Гласинчанин на мгновение остановился. Пораженный продуманностью и стройностью излагаемой ему концепции, Стикович и не пытался возражать или противоречить Единственно при слове «опасной» он сделал рукой иронический жест. Задетый за живое, Гласинчанин заторопился дальше:
— Бог ты мой, да послушать вас — так можно подумать, что все вопросы на земле счастливо разрешены все опасности устранены на веки вечные, все дороги укатаны и открыты, так что остается только двинуться по ним А в действительности ничего еще не решено, и нелегко решить, и часто нет надежды решить, ибо все трудно и запутанно, дорого и сопряжено с неоправданным риском-нигде и следа не видать ни от смелых проектов Херака ни от твоих безбрежных перспектив. Бьется человек весь свой век, но и самого необходимого не получает, не говоря уж о том, чего он хочет. Что же до теорий, вами проповедуемых, то они лишь удовлетворяют извечную потребность человека в игре льстят тщеславию, да еще обманывают и вас и других. Такова истина или, по крайней мере, таковой она мне представляется.

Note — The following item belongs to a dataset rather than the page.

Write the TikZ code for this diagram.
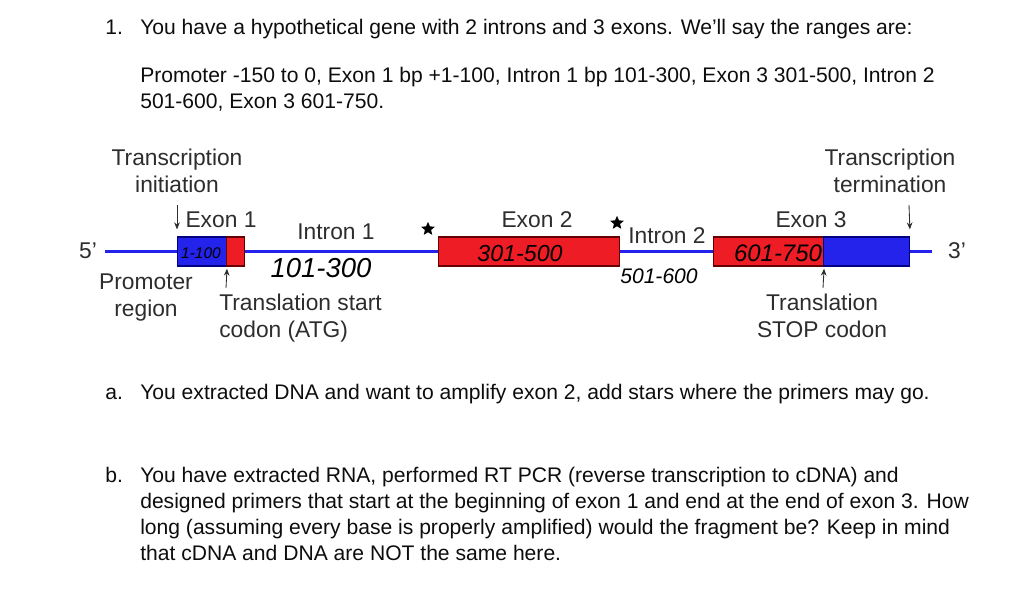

— Ничего подобного. Сравни, пожалуйста, разные исторические эпохи, и перед тобой воочию предстанет так называемый прогресс и смысл человеческой борьбы а соответственно и «теорий», которые дают ей направление
Немедленно заподозрив в этой фразе намек на его прерванное образование, Гласинчанин, как всегда в подобных случаях, внутренне вздрогнул.

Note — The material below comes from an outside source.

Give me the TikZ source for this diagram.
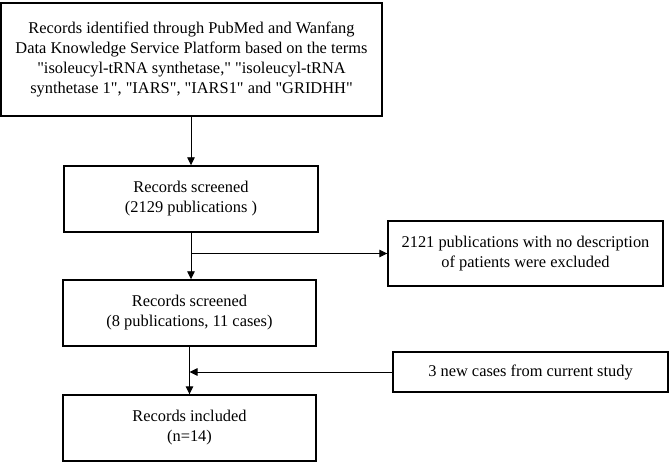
\documentclass[tikz,border=0pt]{standalone}
\usepackage{fontspec}
\setmainfont{Liberation Serif}[Ligatures=TeXOff]
\usetikzlibrary{arrows.meta}
\begin{document}
\begin{tikzpicture}[x=1pt,y=-1pt,
  box/.style={draw=black,line width=1.4pt,rectangle,align=center,inner sep=0pt,
    font=\fontsize{16.4}{20}\selectfont},
  conn/.style={draw=black,line width=0.9pt},
  arr/.style={conn,-{Triangle[length=8pt,width=7.5pt]}}]
\useasboundingbox (0,0) rectangle (669,462);
\node[box,minimum width=381pt,minimum height=113pt] (top) at (191.5,59.5)
  {Records identified through PubMed and Wanfang\\
   Data Knowledge Service Platform based on the terms\\
   "isoleucyl-tRNA synthetase," "isoleucyl-tRNA\\
   synthetase 1", "IARS", "IARS1" and "GRIDHH"};
\node[box,minimum width=254pt,minimum height=66pt] (s1) at (191,199)
  {Records screened\\(2129 publications )};
\node[box,minimum width=253pt,minimum height=66pt] (s2) at (189.5,313)
  {Records screened\\(8 publications, 11 cases)};
\node[box,minimum width=253pt,minimum height=66pt] (inc) at (189.5,428)
  {Records included\\(n=14)};
\node[box,minimum width=275pt,minimum height=65pt] (ex) at (525.5,253.5)
  {2121 publications with no description\\of patients were excluded};
\node[box,minimum width=275pt,minimum height=40pt] (new) at (530.5,372)
  {3 new cases from current study};
\draw[arr] (top.south -| s1.north) -- (s1.north);
\draw[arr] (s1.south) -- (s1.south |- s2.north);
\coordinate (j1) at (s1.south |- ex.west);
\draw[arr] (j1) -- (ex.west);
\draw[arr] (s2.south) -- (inc.north);
\coordinate (j2) at (s2.south |- new.west);
\draw[arr] (new.west) -- (j2);
\end{tikzpicture}
\end{document}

— Я историю не изучаю, — начал он.
— Вот видишь, а если б изучал, ты бы сразу увидел…
— Но и ты ведь ее не изучаешь.
— Как?.. То есть… Вот именно что изучаю.
— Помимо естественных наук?
Дрожь озлобления в голосе Гласинчанина на мгновение смутила Стиковича, и он произнес каким-то мертвым голосом:
— Да, если хочешь знать, именно так: наряду с науками естественными я занимаюсь еще политическими, историческими и социальными вопросами.
— Твое счастье, что ты все успеваешь. Ведь ты еще насколько мне известно, и оратор, и пропагандист, и поэт и любовник.
Стикович вымученно хохотнул. Далеким, по болезненным воспоминанием представился ему послеполуденный час в запустении загроможденного партами класса, и соображение о том, что Зорка с Гласинчанином любезничали до его приезда в город, впервые пришло ему в голову. Тот, кто не любит, не способен понять силу чужой любви, безумства ревности и заключенной в ней опасности.
Взаимная враждебность, грозившая все время выйти наружу, вылилась в желчную ссору. Но юношей не страшат ссоры, как молодых зверят — буйная жестокая возня.
— Кто я такой и чем занимаюсь, это в конце концов никого не касается. Я же не спрашиваю у тебя про твои кубометры и бревна.
Напоминание о его положении острой болью отозвалось в незаживающей ране Гласинчанина.
— Оставь мои кубометры в покое. Я этим живу, а не пускаюсь в авантюры, не одурачиваю никого и не обольщаю.
— А кого же это обольщаю я?
— Всякого или всякую, кто подвернется.
— Это неправда!
— Нет, правда. Сам знаешь, что правда. И уж если зашла об этом речь, я тебе скажу все напрямик.
— Я не любопытен.
— А я все равно скажу, потому что, даже прыгая по бревнам целый день, можно кое-что увидеть и понять, осмыслить и прочувствовать. И я хочу наконец выложить тебе все, что я думаю о твоих разнообразных занятиях и дарованиях, твоих смелых теориях, стихах и любовных интригах.
Стикович сделал движение, как бы порываясь встать, но остался на месте. Фортепьяно и скрипка в офицерском собрании давно уже снова играли (они исполняли третью, самую веселую и оживленную часть сонаты), звуки музыки сливались в ночи с шумом реки.